Sobre a Lei de Newcomb-Benford, Claudio Landim, matemático e diretor-adjunto do IMPA (Instituto de Matemática Pura e Aplicada), diz que ela é uma lei empírica, observada pela primeira vez, em 1881, pelo atrônomo Simon Newcomb, que descreve a frequência relativa do primeiro dígito significativo em certos fenômenos, como a superfície de rios, a população das cidades de um país, o diâmetro de planetas. “A lei, entretanto, não é universal. Ela não descreve corretamente, por exemplo, o primeiro dígito dos sorteios da Mega-Sena, ou o da população das cidades de um país que tenham entre 300 e 900 habitantes.”

Segunda a lei de Newcomb-Benford a frequência dos dígitos significativos decai em uma escala logarítmica. Assim, o primeiro dígito significativo mais frequente aparece aproximadamente em 30,1% das vezes, o segundo em 17,6% e o último em 4,6%.

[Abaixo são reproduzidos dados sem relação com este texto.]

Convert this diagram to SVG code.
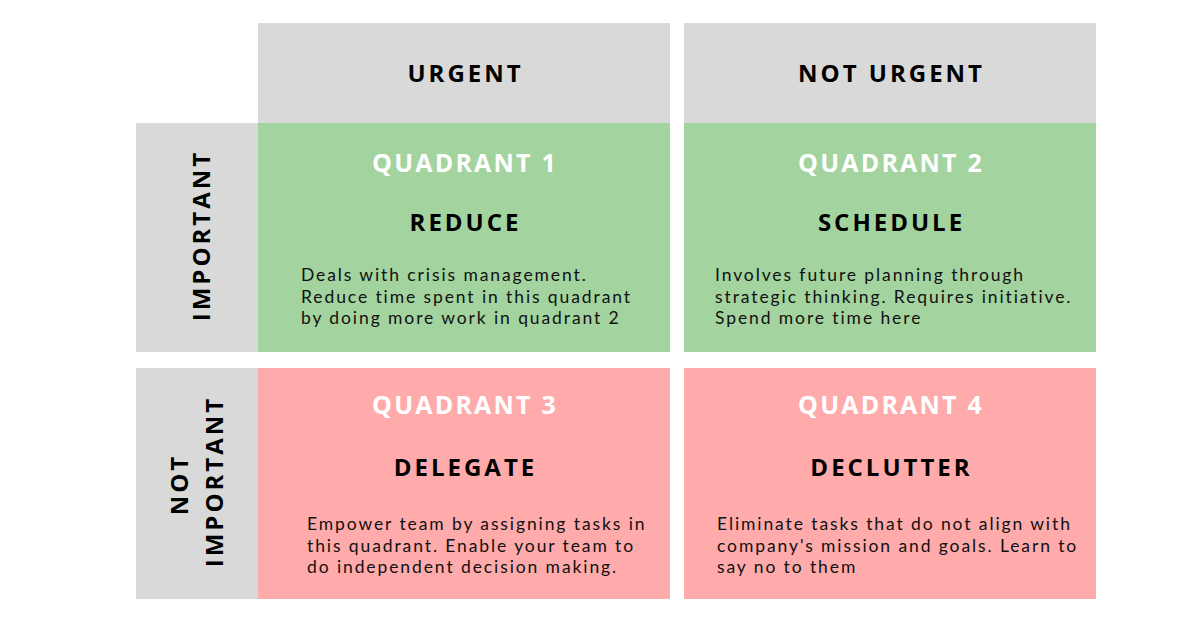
<svg xmlns="http://www.w3.org/2000/svg" width="1200" height="630" viewBox="0 0 1200 630">
<style>
.gray{fill:#d9d9d9}
.green{fill:#a3d39e}
.pink{fill:#ffabab}
.hd{font-family:"Open Sans","DejaVu Sans",sans-serif;font-weight:700;font-size:24px;letter-spacing:3px;fill:#000;text-anchor:middle}
.qd{font-family:"Open Sans","DejaVu Sans",sans-serif;font-weight:700;font-size:25px;letter-spacing:2.2px;fill:#fff;text-anchor:middle}
.bd{font-family:"Lato","Liberation Sans",sans-serif;font-size:17.5px;letter-spacing:1.9px;fill:#111}
</style>
<rect width="1200" height="630" fill="#fff"/>
<g id="header-urgent">
<rect class="gray" x="258" y="23" width="412" height="100"/>
<text class="hd" x="465.5" y="82">URGENT</text>
</g>
<g id="header-not-urgent">
<rect class="gray" x="684" y="23" width="412" height="100"/>
<text class="hd" x="891.5" y="82">NOT URGENT</text>
</g>
<g id="row-important">
<rect class="gray" x="136" y="123" width="122" height="229"/>
<text class="hd" transform="translate(210,235.5) rotate(-90)">IMPORTANT</text>
</g>
<g id="row-not-important">
<rect class="gray" x="136" y="368" width="122" height="231"/>
<text class="hd" transform="translate(188,484.5) rotate(-90)">NOT</text>
<text class="hd" transform="translate(223,481.5) rotate(-90)">IMPORTANT</text>
</g>
<g id="quadrant-1">
<rect class="green" x="258" y="123" width="412" height="229"/>
<text class="qd" x="465" y="172">QUADRANT 1</text>
<text class="hd" x="465.5" y="231">REDUCE</text>
<text class="bd" x="301" y="281">Deals with crisis management.</text>
<text class="bd" x="301" y="303">Reduce time spent in this quadrant</text>
<text class="bd" x="301" y="324">by doing more work in quadrant 2</text>
</g>
<g id="quadrant-2">
<rect class="green" x="684" y="123" width="412" height="229"/>
<text class="qd" x="891" y="172">QUADRANT 2</text>
<text class="hd" x="891.5" y="231">SCHEDULE</text>
<text class="bd" x="715" y="281">Involves future planning through</text>
<text class="bd" x="715" y="303">strategic thinking. Requires initiative.</text>
<text class="bd" x="715" y="324">Spend more time here</text>
</g>
<g id="quadrant-3">
<rect class="pink" x="258" y="368" width="412" height="231"/>
<text class="qd" x="465" y="414">QUADRANT 3</text>
<text class="hd" x="465.5" y="476">DELEGATE</text>
<text class="bd" x="307" y="530">Empower team by assigning tasks in</text>
<text class="bd" x="307" y="552">this quadrant. Enable your team to</text>
<text class="bd" x="307" y="573">do independent decision making.</text>
</g>
<g id="quadrant-4">
<rect class="pink" x="684" y="368" width="412" height="231"/>
<text class="qd" x="891" y="414">QUADRANT 4</text>
<text class="hd" x="891.5" y="476">DECLUTTER</text>
<text class="bd" x="717" y="530">Eliminate tasks that do not align with</text>
<text class="bd" x="717" y="552">company's mission and goals. Learn to</text>
<text class="bd" x="717" y="573">say no to them</text>
</g>
<g id="connectors"></g>
</svg>
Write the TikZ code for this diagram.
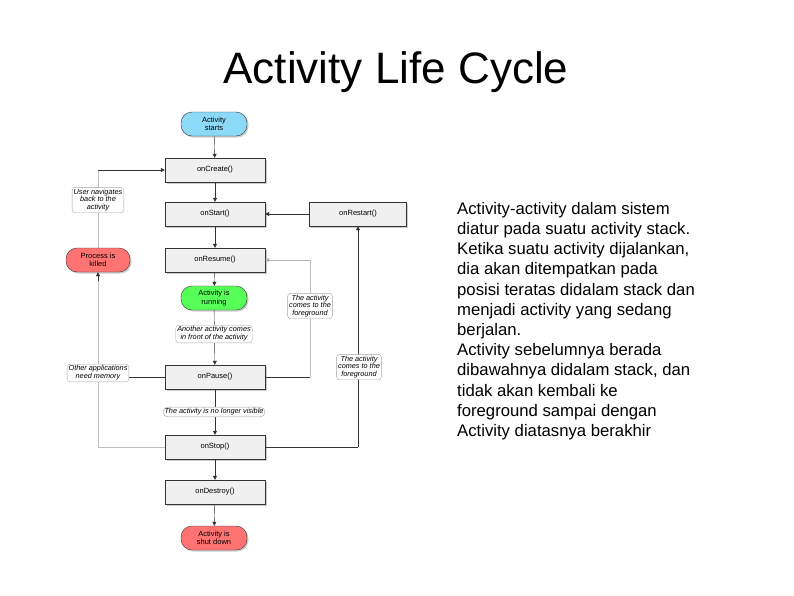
\documentclass[tikz,border=0pt]{standalone}
\usepackage{fontspec}
\setmainfont{Liberation Sans}
\usetikzlibrary{arrows.meta,shadows}
\begin{document}
\begin{tikzpicture}[x=1pt,y=-1pt,
  every node/.style={font=\fontsize{7.5}{8.5}\selectfont},
  fn/.style={draw=black!80,fill=gray!12,minimum width=100pt,minimum height=24pt,drop shadow={shadow xshift=1.5pt,shadow yshift=-1.5pt,opacity=.4}},
  term/.style={draw=black!80,rounded corners=11pt,minimum width=66pt,minimum height=24pt,align=center,inner sep=1pt,drop shadow={shadow xshift=1.5pt,shadow yshift=-1.5pt,opacity=.4}},
  lbl/.style={draw=gray!70,fill=white,rounded corners=3pt,align=center,inner sep=1.5pt,font=\fontsize{7.3}{7.8}\selectfont\itshape},
  arr/.style={-{Triangle[length=4pt,width=4pt]},black!80},
  ln/.style={black!80},
  gl/.style={gray!50}]
\useasboundingbox (0,0) rectangle (794,595);
\node at (396,72) {\fontsize{44}{48}\selectfont Activity Life Cycle};
\node[term,fill=cyan!45] (start) at (214,124) {Activity\\starts};
\node[fn] (create) at (215,170) {onCreate()};
\node[fn] (startf) at (215,214) {onStart()};
\node[fn,minimum width=97pt] (restart) at (358,214) {onRestart()};
\node[fn] (resume) at (215,260) {onResume()};
\node[term,fill=red!55,minimum width=64pt] (killed) at (98,260) {Process is\\killed};
\node[term,fill=green!65] (running) at (214,298) {Activity is\\running};
\node[fn] (pause) at (215,377) {onPause()};
\node[fn] (stop) at (215,447) {onStop()};
\node[fn] (destroy) at (215,492) {onDestroy()};
\node[term,fill=red!55] (shut) at (214,538) {Activity is\\shut down};
\coordinate (lt) at (98,170);
\coordinate (lb) at (98,447);
\coordinate (r1t) at (310,260);
\coordinate (r1b) at (310,377);
\coordinate (r2b) at (358,447);
\draw[arr] (start) -- (create);
\draw[arr] (create) -- (startf);
\draw[arr] (startf) -- (resume);
\draw[arr] (resume) -- (running);
\draw[arr] (running) -- (pause);
\draw[arr] (pause) -- (stop);
\draw[arr] (stop) -- (destroy);
\draw[arr] (destroy) -- (shut);
\draw[arr] (restart) -- (startf);
\draw[gl] (stop.west) -- (lb) -- (killed.south);
\draw[arr] (98,281) -- (killed.south);
\draw[gl] (killed.north) -- (lt);
\draw[arr] (lt) -- (create.west);
\draw[ln] (pause.west) -- (98,377);
\draw[gl] (r1b) -- (r1t);
\draw[ln] (pause.east) -- (r1b);
\draw[arr,gray!60] (r1t) -- (resume.east);
\draw[ln] (stop.east) -- (r2b);
\draw[arr] (r2b) -- (restart.south);
\node[lbl] (l1) at (98,200) {User navigates\\back to the\\activity};
\node[lbl] (l2) at (310,306) {The activity\\comes to the\\foreground};
\node[lbl] (l3) at (214,334) {Another activity comes\\in front of the activity};
\node[lbl] (l4) at (98,373) {Other applications\\need memory};
\node[lbl] (l5) at (359,367) {The activity\\comes to the\\foreground};
\node[lbl,rounded corners=5pt] (l6) at (214,412) {The activity is no longer visible};
\node[anchor=north west,align=left,font=\fontsize{16.7}{20.2}\selectfont,inner sep=0pt] (txt) at (457,202) {Activity-activity dalam sistem\\diatur pada suatu activity stack.\\Ketika suatu activity dijalankan,\\dia akan ditempatkan pada\\posisi teratas didalam stack dan\\menjadi activity yang sedang\\berjalan.\\Activity sebelumnya berada\\dibawahnya didalam stack, dan\\tidak akan kembali ke\\foreground sampai dengan\\Activity diatasnya berakhir};
\end{tikzpicture}
\end{document}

A lei de Newcomb-Benford (NB) tem sido usada para detectar fraudes fiscais, contábeis, eleitorais e científicas. Landim diz que “é preciso, no entanto, um certo cuidado ao analisar os resultados eleitorais sob esta ótica”. “Circulam na internet estudos sem nenhum fundamento científico sobre fraudes em eleições brasileiras passadas baseados na lei de NB. Por outro lado, não há, a meu conhecimento, nenhuma evidência de que o primeiro dígito significativo das bases de dados do TSE seja distribuída segundo a lei de NB. (…)

O Tribunal Superior Eleitoral afirmou ainda não haver registro de que Hoeschl tenha participado “de qualquer evento de auditoria e transparência, a exemplo dos testes públicos de segurança realizados pelo TSE e da apresentação dos códigos-fonte”.

Como sempre, fica a pergunta: quem está pagando a conta?